Setup
Where does a Large Language Model store the fact that “Paris is the capital of France”? While we know facts are embedded in the model’s weights, pinpointing the exact location has been a challenge for mechanistic interpretability. Previous theories suggested facts were smeared across the entire network, making targeted editing difficult without causing “catastrophic forgetting” of unrelated knowledge.
What They Found
This research identifies that factual associations are localized within low-rank subspaces of the MLP (Multi-Layer Perceptron) weights, specifically in the middle layers of the Transformer. By isolating these specific subspaces, the researchers were able to “edit” specific facts — for example, changing the model’s belief about a capital city — with surgical precision.
How It Works
The team used a technique called “activation patching” combined with singular value decomposition (SVD) to map the flow of factual information. They discovered that a tiny fraction of the weight matrix (the low-rank subspace) is responsible for the majority of factual recall. By modifying only this subspace, they could update the model’s knowledge while maintaining a 94% retention rate of unrelated information, far exceeding the performance of standard fine-tuning.
Why It Matters
This is a breakthrough for model safety and maintenance. Instead of retraining a massive model to correct a single hallucination or update a piece of outdated information, developers can now apply “patches” directly to the weight subspaces.
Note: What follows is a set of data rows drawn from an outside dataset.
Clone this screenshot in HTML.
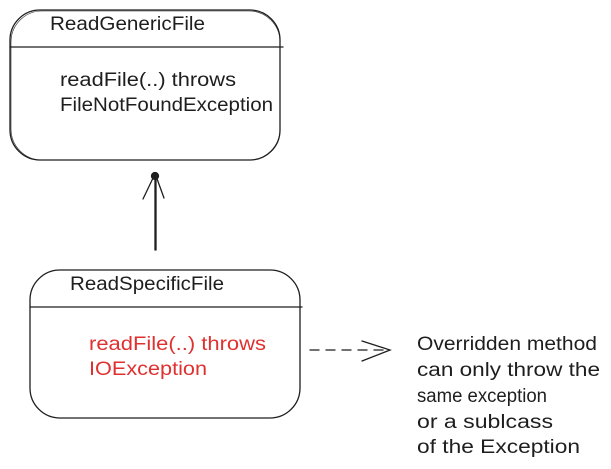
<!DOCTYPE html>
<html><head><meta charset="utf-8"><style>
html,body{margin:0;padding:0;background:#fff;width:611px;height:469px;overflow:hidden}
text{font-family:"Liberation Sans",sans-serif;font-size:19px;fill:#1e1e1e}
</style></head><body>
<svg width="611" height="469" viewBox="0 0 611 469" xmlns="http://www.w3.org/2000/svg">
<g fill="none" stroke="#1e1e1e" stroke-width="1.3" stroke-linecap="round">
<rect x="10" y="10" width="270" height="150" rx="30"/>
<rect x="11" y="11" width="269" height="149" rx="31" stroke-width="0.6"/>
<line x1="10" y1="47" x2="283" y2="47"/>
<rect x="30" y="270" width="270" height="148" rx="30"/>
<line x1="30" y1="307" x2="302" y2="307"/>
<line x1="155" y1="250" x2="155" y2="176"/>
<line x1="156" y1="250" x2="156" y2="176"/>
<path d="M143 199 L154 176 M164 198 L156 176"/>
<circle cx="155" cy="176" r="3.5" fill="#1e1e1e"/>
<line x1="310" y1="350" x2="388" y2="350" stroke-dasharray="9 7"/>
<path d="M362 341 L390 350 L362 361"/>
</g>
<text x="50" y="30" textLength="155" lengthAdjust="spacingAndGlyphs">ReadGenericFile</text>
<text x="60" y="86" textLength="176" lengthAdjust="spacingAndGlyphs">readFile(..) throws</text>
<text x="60" y="111" textLength="213" lengthAdjust="spacingAndGlyphs">FileNotFoundException</text>
<text x="70" y="290" textLength="154" lengthAdjust="spacingAndGlyphs">ReadSpecificFile</text>
<text x="89" y="350" textLength="177" lengthAdjust="spacingAndGlyphs" style="fill:#e03131">readFile(..) throws</text>
<text x="89" y="375" textLength="118" lengthAdjust="spacingAndGlyphs" style="fill:#e03131">IOException</text>
<text x="417" y="350" textLength="180" lengthAdjust="spacingAndGlyphs">Overridden method</text>
<text x="417" y="376" textLength="183" lengthAdjust="spacingAndGlyphs">can only throw the</text>
<text x="417" y="402" textLength="130" lengthAdjust="spacingAndGlyphs">same exception</text>
<text x="417" y="428" textLength="136" lengthAdjust="spacingAndGlyphs">or a sublcass</text>
<text x="417" y="453" textLength="163" lengthAdjust="spacingAndGlyphs">of the Exception</text>
</svg>
</body></html>
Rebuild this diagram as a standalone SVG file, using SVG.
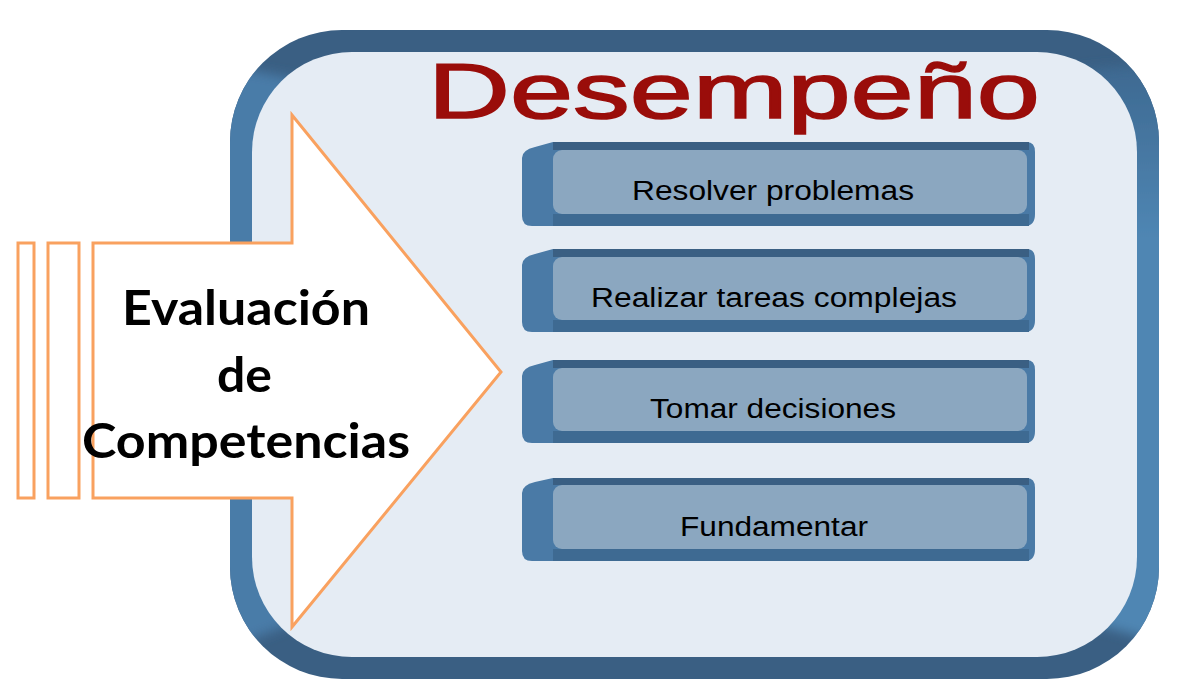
<svg xmlns="http://www.w3.org/2000/svg" width="1183" height="697" viewBox="0 0 1183 697">
<defs>
<clipPath id="frameClip">
<rect x="230" y="30" width="929" height="649" rx="112" ry="112"/>
</clipPath>
<linearGradient id="leftG" x1="0" y1="0" x2="0" y2="1">
<stop offset="0" stop-color="#4a7ca8"/>
<stop offset="1" stop-color="#4a7ca8"/>
</linearGradient>
<linearGradient id="rightG" x1="0" y1="0" x2="0" y2="1">
<stop offset="0" stop-color="#3d6890"/>
<stop offset="0.3" stop-color="#4f86b3"/>
<stop offset="1" stop-color="#4f86b3"/>
</linearGradient>
<filter id="soft" x="-5%" y="-5%" width="110%" height="110%">
<feGaussianBlur stdDeviation="6"/>
</filter>
<style>
.face{fill:#e5ecf4}
.bx{fill:#4a7aa6}
.bxTop{fill:#3a5f83}
.bxBot{fill:#3e6a92}
.bxFace{fill:#8ba7c0}
.lbl{font-family:"Liberation Sans",Arial,sans-serif;font-size:27px;fill:#000}
.ev{font-family:Lato,"Open Sans",sans-serif;font-weight:700;font-size:48px;fill:#000}
.arr{fill:#fff;stroke:#f9a15f;stroke-width:3}
</style>
</defs>
<g id="frame">
<g clip-path="url(#frameClip)">
<rect x="230" y="30" width="929" height="649" fill="#3a5f83"/>
<g filter="url(#soft)">
<polygon points="200,60 300,80 340,150 340,560 300,620 200,660" fill="url(#leftG)"/>
<polygon points="1190,60 1080,70 1050,150 1050,560 1080,620 1190,650" fill="url(#rightG)"/>
</g>
</g>
<rect x="252" y="52" width="885" height="605" rx="100" ry="100" class="face"/>
</g>
<g id="title">
<text x="428" y="118" textLength="612" lengthAdjust="spacingAndGlyphs" font-family="'Liberation Sans',Arial,sans-serif" font-size="77" fill="#9a0d0a" stroke="#9a0d0a" stroke-width="1.5">Desempeño</text>
</g>
<g id="arrow">
<rect x="18" y="243" width="16" height="255" class="arr"/>
<rect x="48" y="243" width="31" height="255" class="arr"/>
<polygon points="93,243 292,243 292,115 501,372 292,627 292,498 93,498" class="arr"/>
<text class="ev" x="122" y="325" textLength="248" lengthAdjust="spacingAndGlyphs">Evaluación</text>
<text class="ev" x="217" y="392" textLength="55" lengthAdjust="spacingAndGlyphs">de</text>
<text class="ev" x="82" y="458" textLength="328" lengthAdjust="spacingAndGlyphs">Competencias</text>
</g>
<g id="box1">
<path class="bx" d="M522,158 Q522,150 535,147 L553,142 L1027,142 Q1035,142 1035,152 L1035,214 Q1035,226 1025,226 L532,226 Q522,226 522,216 Z"/>
<rect class="bxTop" x="553" y="142" width="476" height="8"/>
<rect class="bxBot" x="553" y="214" width="476" height="12"/>
<rect class="bxFace" x="553" y="150" width="474" height="64" rx="9"/>
<text class="lbl" x="632" y="200" textLength="282" lengthAdjust="spacingAndGlyphs">Resolver problemas</text>
</g>
<g id="box2">
<path class="bx" d="M522,265 Q522,257 535,254 L553,249 L1027,249 Q1035,249 1035,259 L1035,320 Q1035,332 1025,332 L532,332 Q522,332 522,322 Z"/>
<rect class="bxTop" x="553" y="249" width="476" height="8"/>
<rect class="bxBot" x="553" y="320" width="476" height="12"/>
<rect class="bxFace" x="553" y="257" width="474" height="63" rx="9"/>
<text class="lbl" x="591" y="307" textLength="366" lengthAdjust="spacingAndGlyphs">Realizar tareas complejas</text>
</g>
<g id="box3">
<path class="bx" d="M522,376 Q522,368 535,365 L553,360 L1027,360 Q1035,360 1035,370 L1035,431 Q1035,443 1025,443 L532,443 Q522,443 522,433 Z"/>
<rect class="bxTop" x="553" y="360" width="476" height="8"/>
<rect class="bxBot" x="553" y="431" width="476" height="12"/>
<rect class="bxFace" x="553" y="368" width="474" height="63" rx="9"/>
<text class="lbl" x="650" y="418" textLength="246" lengthAdjust="spacingAndGlyphs">Tomar decisiones</text>
</g>
<g id="box4">
<path class="bx" d="M522,493 Q522,485 535,482 L553,478 L1027,478 Q1035,478 1035,488 L1035,549 Q1035,561 1025,561 L532,561 Q522,561 522,551 Z"/>
<rect class="bxTop" x="553" y="478" width="476" height="7"/>
<rect class="bxBot" x="553" y="549" width="476" height="12"/>
<rect class="bxFace" x="553" y="485" width="474" height="64" rx="9"/>
<text class="lbl" x="680" y="536" textLength="188" lengthAdjust="spacingAndGlyphs">Fundamentar</text>
</g>
<g id="connectors"/>
</svg>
It moves us toward a future of editable, modular AI knowledge bases where specific errors can be corrected without the risk of breaking the model’s general reasoning capabilities. This discovery also provides a scalable foundation for continual learning in production systems, enabling real-time knowledge updates across deployed models without costly retraining cycles. Organizations can now maintain and correct deployed AI systems efficiently, reducing operational costs and accelerating time-to-fix for factual errors in real-world applications.